Rivedere Cimabue, come suggerisce il titolo della mostra allestita al Louvre di Parigi, non è solo un modo per rendere giustizia a Cenni di Peppo (vero nome di Cimabue), il maestro rivoluzionario del XIII secolo, (morto nel 1302) citato da Dante nell'XI canto del Purgatorio (Girone dei Superbi) che ha insegnato a Giotto a diventare Giotto. Rivederlo, anzi vedere la mostra che il Louvre gli dedica fino al 12 maggio significa restituire alla figura di Cimabue il posto che merita: quello di un pioniere, un innovatore capace di riscrivere le regole della pittura e di inaugurare una nuova era visiva.

Il percorso espositivo celebra l’innovazione del suo stile, capace di rivoluzionare le convenzioni figurative ereditate dall’arte bizantina e rappresentando il mondo con tridimensionalità, corpi volumetrici e gesti naturali. Il “cuore” della mostra è rappresentato da due opere: La Maestà, spesso definita come l’atto di nascita della pittura occidentale, e La Derisione di Cristo, di cui il Louvre ha riunito per la prima volta gli unici tre pannelli oggi conosciuti, una tavola scoperta in Francia nel 2019 e riconosciuta come patrimonio nazionale. Questi due dipinti restaurati nel 2024 costituiscono il fulcro della mostra, che raccoglie una quarantina di opere per illustrare la straordinaria innovazione di Cimabue.

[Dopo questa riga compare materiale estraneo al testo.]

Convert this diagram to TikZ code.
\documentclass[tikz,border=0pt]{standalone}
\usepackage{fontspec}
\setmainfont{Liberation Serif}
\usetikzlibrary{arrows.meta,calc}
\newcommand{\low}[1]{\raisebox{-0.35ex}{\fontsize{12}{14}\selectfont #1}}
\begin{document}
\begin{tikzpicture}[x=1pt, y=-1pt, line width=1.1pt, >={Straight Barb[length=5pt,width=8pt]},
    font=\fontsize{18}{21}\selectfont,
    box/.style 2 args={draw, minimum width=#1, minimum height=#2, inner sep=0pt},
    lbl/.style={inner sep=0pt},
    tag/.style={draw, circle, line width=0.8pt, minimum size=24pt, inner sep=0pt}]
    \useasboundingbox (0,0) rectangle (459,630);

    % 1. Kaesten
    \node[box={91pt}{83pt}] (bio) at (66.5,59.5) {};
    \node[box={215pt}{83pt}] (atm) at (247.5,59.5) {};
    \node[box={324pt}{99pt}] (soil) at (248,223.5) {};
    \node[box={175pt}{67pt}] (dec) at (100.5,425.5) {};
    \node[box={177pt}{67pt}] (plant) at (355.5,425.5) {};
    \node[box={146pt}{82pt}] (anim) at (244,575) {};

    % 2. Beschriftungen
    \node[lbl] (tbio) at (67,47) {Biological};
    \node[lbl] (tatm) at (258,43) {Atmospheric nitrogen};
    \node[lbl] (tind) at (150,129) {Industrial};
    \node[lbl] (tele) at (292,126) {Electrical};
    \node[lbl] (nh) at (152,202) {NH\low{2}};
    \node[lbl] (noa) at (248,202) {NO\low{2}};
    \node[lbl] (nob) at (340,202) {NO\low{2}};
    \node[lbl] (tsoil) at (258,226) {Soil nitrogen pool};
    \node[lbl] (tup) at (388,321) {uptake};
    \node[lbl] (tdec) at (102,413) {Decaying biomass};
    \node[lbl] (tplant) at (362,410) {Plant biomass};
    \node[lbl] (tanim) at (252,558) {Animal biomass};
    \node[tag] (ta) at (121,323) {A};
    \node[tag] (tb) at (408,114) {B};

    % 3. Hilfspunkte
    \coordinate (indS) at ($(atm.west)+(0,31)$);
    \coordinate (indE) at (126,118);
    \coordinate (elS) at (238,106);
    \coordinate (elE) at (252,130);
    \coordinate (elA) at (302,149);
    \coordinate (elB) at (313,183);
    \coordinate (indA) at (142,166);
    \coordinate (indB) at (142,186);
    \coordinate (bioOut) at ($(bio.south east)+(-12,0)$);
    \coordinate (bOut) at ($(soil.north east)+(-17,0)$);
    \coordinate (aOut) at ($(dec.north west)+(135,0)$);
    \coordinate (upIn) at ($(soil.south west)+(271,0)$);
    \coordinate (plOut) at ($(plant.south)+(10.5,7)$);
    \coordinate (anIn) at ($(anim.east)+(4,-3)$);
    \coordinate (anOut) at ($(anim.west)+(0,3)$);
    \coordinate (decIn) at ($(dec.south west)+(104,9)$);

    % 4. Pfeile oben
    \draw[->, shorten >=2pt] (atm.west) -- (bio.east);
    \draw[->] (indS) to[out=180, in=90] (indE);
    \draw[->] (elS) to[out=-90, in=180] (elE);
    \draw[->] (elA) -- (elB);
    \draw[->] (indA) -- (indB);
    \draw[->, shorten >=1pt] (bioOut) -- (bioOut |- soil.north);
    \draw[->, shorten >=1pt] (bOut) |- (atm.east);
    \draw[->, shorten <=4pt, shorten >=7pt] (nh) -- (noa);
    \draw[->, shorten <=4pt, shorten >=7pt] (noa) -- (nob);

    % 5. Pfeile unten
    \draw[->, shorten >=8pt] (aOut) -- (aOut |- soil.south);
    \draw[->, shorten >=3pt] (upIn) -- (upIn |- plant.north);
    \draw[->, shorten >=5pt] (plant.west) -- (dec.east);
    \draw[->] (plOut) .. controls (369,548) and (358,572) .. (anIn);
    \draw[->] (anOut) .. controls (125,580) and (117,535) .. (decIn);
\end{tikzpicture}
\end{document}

Ma l’esposizione lascia davvero a bocca aperta: rappresenta una rara opportunità per approfondire la visione di un artista che, con la sua innovazione, ha gettato le basi per una nuova concezione dell’arte.

La derisione di Cristo al louvre
La derisione di Cristo al louvre

La derisione di Cristo al louvre

La mostra si conclude con un omaggio all’eredità di Cimabue attraverso le opere dei suoi allievi e contemporanei. In particolare, viene presentato il San Francesco che riceve le stimmate di Giotto, eseguito pochi anni dopo la morte di Cimabue nel 1302. L’opera, destinata alla stessa chiesa pisana della Maestà, testimonia il profondo impatto del maestro sui suoi successori, come Duccio di Boninsegna e Giotto, che avrebbero portato avanti la rinascita della pittura italiana. Ma testimoni anche il forte legame che lega il pittore di Firenze con Assisi e i francescani. “Se ci rivolgiamo a Cimabue come ad un artista geniale, uno dei più grandi della storia dell'arte, ci accorgiamo che incarna il processo di passaggio da un'astrazione, venuta dal mondo orientale, alla pittura naturalistica”, dice Thomas Bohl, conservatore del dipartimento di Pittura del Museo del Louvre e curatore della mostra Revoir Cimabue.

Cimabue è molto di più del “papà” di Giotto: è l'inventore di una pittura nuova che probabilmente è stato un po' dimenticato dalla storia dell'arte e dall'immaginario collettivo. Alla fine la mostra è un viaggio che lascia senza fiato. Che fa capire come questo artista sia stato unico al mondo.